WHAT TO PRODUCE:
Word for word, retype every entry in the listing.

Code that draws figures:
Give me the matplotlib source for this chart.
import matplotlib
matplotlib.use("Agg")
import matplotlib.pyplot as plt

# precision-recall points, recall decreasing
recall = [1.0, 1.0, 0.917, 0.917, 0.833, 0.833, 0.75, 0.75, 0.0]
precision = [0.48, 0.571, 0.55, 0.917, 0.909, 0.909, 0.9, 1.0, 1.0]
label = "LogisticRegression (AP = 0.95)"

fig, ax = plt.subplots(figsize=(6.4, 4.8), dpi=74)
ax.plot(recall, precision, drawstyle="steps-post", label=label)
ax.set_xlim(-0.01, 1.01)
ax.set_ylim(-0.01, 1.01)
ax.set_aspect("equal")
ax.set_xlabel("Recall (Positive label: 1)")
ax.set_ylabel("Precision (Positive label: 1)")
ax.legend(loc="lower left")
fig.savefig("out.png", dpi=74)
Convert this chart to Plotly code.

TASK SOLUTION:
Give me the matplotlib source for this chart.
import matplotlib
matplotlib.use("Agg")
import matplotlib.pyplot as plt

# precision-recall points, recall decreasing
recall = [1.0, 1.0, 0.917, 0.917, 0.833, 0.833, 0.75, 0.75, 0.0]
precision = [0.48, 0.571, 0.55, 0.917, 0.909, 0.909, 0.9, 1.0, 1.0]
label = "LogisticRegression (AP = 0.95)"

fig, ax = plt.subplots(figsize=(6.4, 4.8), dpi=74)
ax.plot(recall, precision, drawstyle="steps-post", label=label)
ax.set_xlim(-0.01, 1.01)
ax.set_ylim(-0.01, 1.01)
ax.set_aspect("equal")
ax.set_xlabel("Recall (Positive label: 1)")
ax.set_ylabel("Precision (Positive label: 1)")
ax.legend(loc="lower left")
fig.savefig("out.png", dpi=74)
Convert this chart to Plotly code.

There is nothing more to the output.